Bitcoin has a market capitalisation equivalent to about USD $1 Trillion. That is significant. But it is not enough to be a truly global form of payments or store of wealth, at least not yet, especially with the recent volatility we have seen. In Australia, the financial services industry as a whole contributes roughly 10% to GDP and make up about 30% of the ASX200.

It is also likely that as CBDCs become prevalent the government will regulate other cryptocurrencies to ensure their GovCoin has dominance. Evidence of this is seen already in China as the government there has warned financial institutions not to accept crypto as they start to scale up their own CBDC the digital Yuan.

As the Wu Tang Clan insightfully rapped, cash rules everything (around me), and the ones controlling the cash have power (over me).

Whether you pay for something with a classic dollar or a CBDC dollar, from your experience it would pretty much be the same.
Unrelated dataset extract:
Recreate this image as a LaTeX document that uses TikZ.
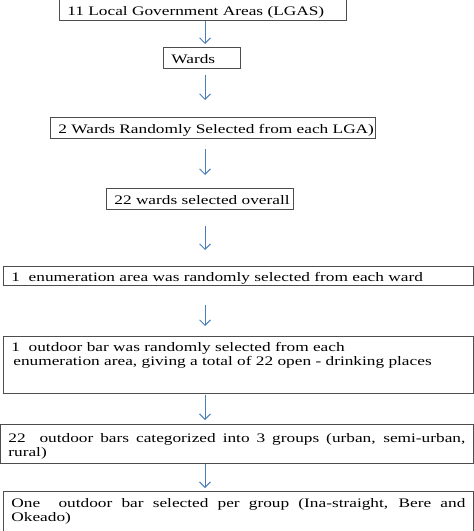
\documentclass[tikz,border=0pt]{standalone}
\usepackage{fontspec}
\setmainfont{Liberation Serif}[FakeStretch=1.33]
\usetikzlibrary{arrows.meta}
\definecolor{flowblue}{HTML}{4A7EBB}
\definecolor{boxgray}{HTML}{4D4D4D}
\hbadness=10000
\hfuzz=40pt

\begin{document}
\begin{tikzpicture}[x=1bp, y=-1bp,
		stage/.style={draw=boxgray, line width=0.8bp, anchor=north west, inner xsep=8bp, inner ysep=0bp,
			text height=16bp, text depth=5bp, align=left, font=\fontsize{13bp}{14bp}\selectfont},
		flow/.style={draw=flowblue, line width=0.9bp, -{Straight Barb[length=5.5bp, width=11bp]}}]
		\useasboundingbox (0,0) rectangle (474,531);
		\coordinate (ax) at (205,0);

		\node[stage, text width=271bp, text height=18bp] (lga) at (59,-3) {\mbox{11 Local Government Areas (LGAS)}};
		\node[stage, text width=61bp] (wards) at (163,47) {\mbox{Wards}};
		\node[stage, text width=309bp] (twowards) at (50,117) {\mbox{2 Wards Randomly Selected from each LGA)}};
		\node[stage, text width=171bp] (overall) at (106,188) {\mbox{22 wards selected overall}};
		\node[stage, text width=454bp, text height=15bp, text depth=4bp] (enum) at (3,266) {\mbox{1~ enumeration area was randomly selected from each ward}};
		\node[stage, text width=454bp, text height=15bp, text depth=42bp] (bar) at (3,336) {1~ outdoor bar was randomly selected from each\\\hspace{2bp}enumeration area, giving a total of 22 open - drinking places};
		\node[stage, text width=457bp, text height=18bp, text depth=21bp, align=justify] (groups) at (0,424) {22~ outdoor bars categorized into 3 groups (urban, semi-urban,\linebreak rural)};
		\node[stage, text width=454bp, text height=16bp, text depth=40bp, align=justify] (pergroup) at (3,491) {One~ outdoor bar selected per group (Ina-straight, Bere and\linebreak Okeado)};

		\draw[flow, shorten >=3bp] (lga.south -| ax) -- (wards.north -| ax);
		\draw[flow, shorten <=6bp, shorten >=17bp] (wards.south -| ax) -- (twowards.north -| ax);
		\draw[flow, shorten <=10bp, shorten >=13bp] (twowards.south -| ax) -- (overall.north -| ax);
		\draw[flow, shorten <=16bp, shorten >=16bp] (overall.south -| ax) -- (enum.north -| ax);
		\draw[flow, shorten <=19bp, shorten >=10bp] (enum.south -| ax) -- (bar.north -| ax);
		\draw[flow, shorten <=1bp, shorten >=4bp] (bar.south -| ax) -- (groups.north -| ax);
		\draw[flow, shorten >=3bp] (groups.south -| ax) -- (pergroup.north -| ax);
	\end{tikzpicture}
\end{document}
The key difference will probably just be which bank account or ‘wallet’ you make the payment from.

You will have a digital ‘wallet’ with the RBA instead of a bank for the new GovCoin AUD. That is a profoundly serious change to the current banking market structure.

If people have a bank account directly with the RBA, and are using and getting paid in GovCoins, then what is the point of banks?

We have talked before about how banks face the risk of becoming utility providers and when GovCoins arrive this risk will heighten, or at least accelerate the banking markets transformation.

It is not preposterous to think that GovCoins and blockchain related businesses could eliminate hefty legacy fees that banks currently earn across credit cards, international currency transfers, lending, custodian services, savings and even in the financial markets.

As money changes the more it stays the same and rules everything around us.